To buttress his observation, Judge Thuma cited a decision where Bankruptcy Judge Robert E. Nugent dealt with a “similar issue” in Abengoa Bioenergy Biomass of Kansas LLC, 16–10446, 2018 WL 1321951 (D. Kan. 2018). He quoted Judge Nugent as having found no case in which a liquidating trustee became a chapter 11 debtor’s lawyer’s “former client.” Rather, Judge Nugent said, the liquidating trust was a “separate and distinct” entity from the debtor.
In the same vein, Judge Nugent said that assignment of the debtor’s attorney/client privilege did not turn the liquidating trust into a former client.
Judge Thuma further developed the assignment question by reference to Commodity Futures Trading Comm. v. Weintraub, 471 U.S. 343 (1985), where the Supreme Court held that a bankruptcy trustee supplants management and controls the privilege.
A liquidating trust is different, Judge Thuma said. A liquidating trustee takes over the assets free of the debtor’s corporate structure.
Unlike assignment of the attorney/client privilege, Judge Thuma held that “the attorney-client relationship is not assignable and was not assigned in this instance.” [Emphasis in original.] Thus, the liquidating trust was not the lawyer’s former client.
‘Same or Substantially Related’
Under another provision of the state’s ethics rules, the lawyer could be disqualified if the new assignment was the same or substantially related to the lawyer’s representation of the debtor.
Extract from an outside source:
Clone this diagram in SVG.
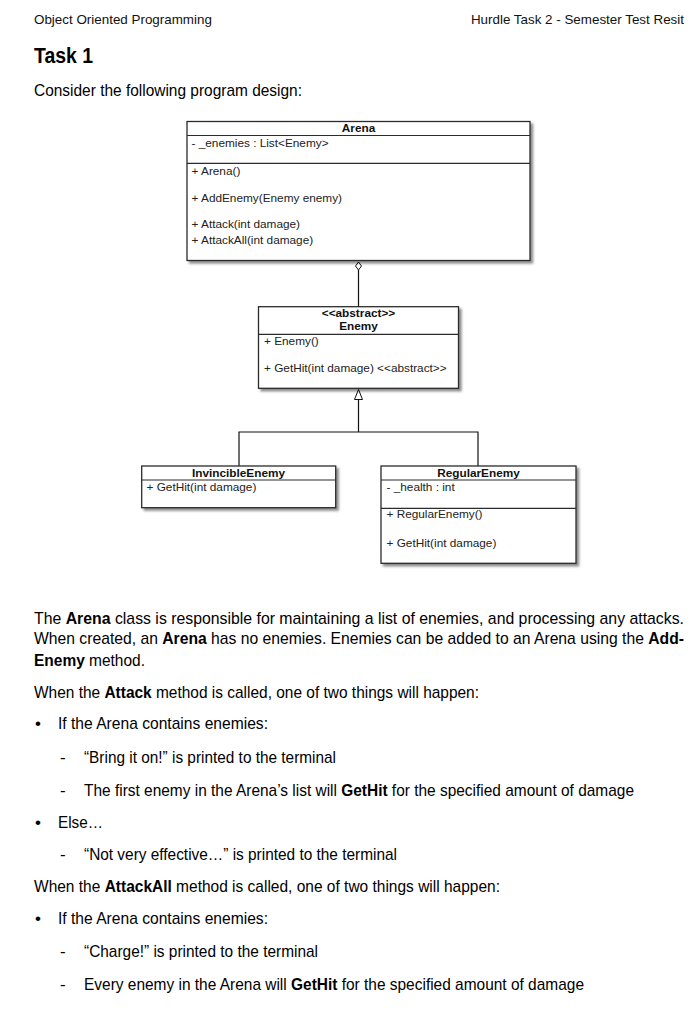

Because the debtor did not reorganize and the liquidating trust was not the lawyer’s former client, Judge Thuma said that the matters were not substantially related.
‘Materially Adverse’
The debtor, Judge Thuma said, was an “empty shell” that was “out of business” and “indifferent to the outcome” of the claim objection. He therefore found that the debtor’s interests would not be materially adverse to the county’s.
Had the lawyer represented the trust, Judge Thuma said that the lawyer would have been disqualified.
Confidential Information
Because the liquidating trustee was controlling the attorney/client privilege, Judge Thuma said that the lawyer may neither use nor disclose “to anyone,” the county included, any privileged communications the lawyer had with the debtor.
On notice to the liquidating trustee, Judge Thuma gave the lawyer leave to apply to the court for permission to use privileged information. He also admonished the lawyer to withdraw if the lawyer were to determine that the inability to use confidential information “is materially limiting its representation of the County.”
A lawyer who represented the chapter 11 debtor in possession wasn’t disqualified from representing a creditor sued by the liquidating trust created under a plan sponsored by the official creditors’ committee, for reasons described by Bankruptcy Judge David T. Thuma of Albuquerque, N.M.
Although not disqualified, the lawyer must live under strictures regarding the use of information gained while representing the debtor as DIP.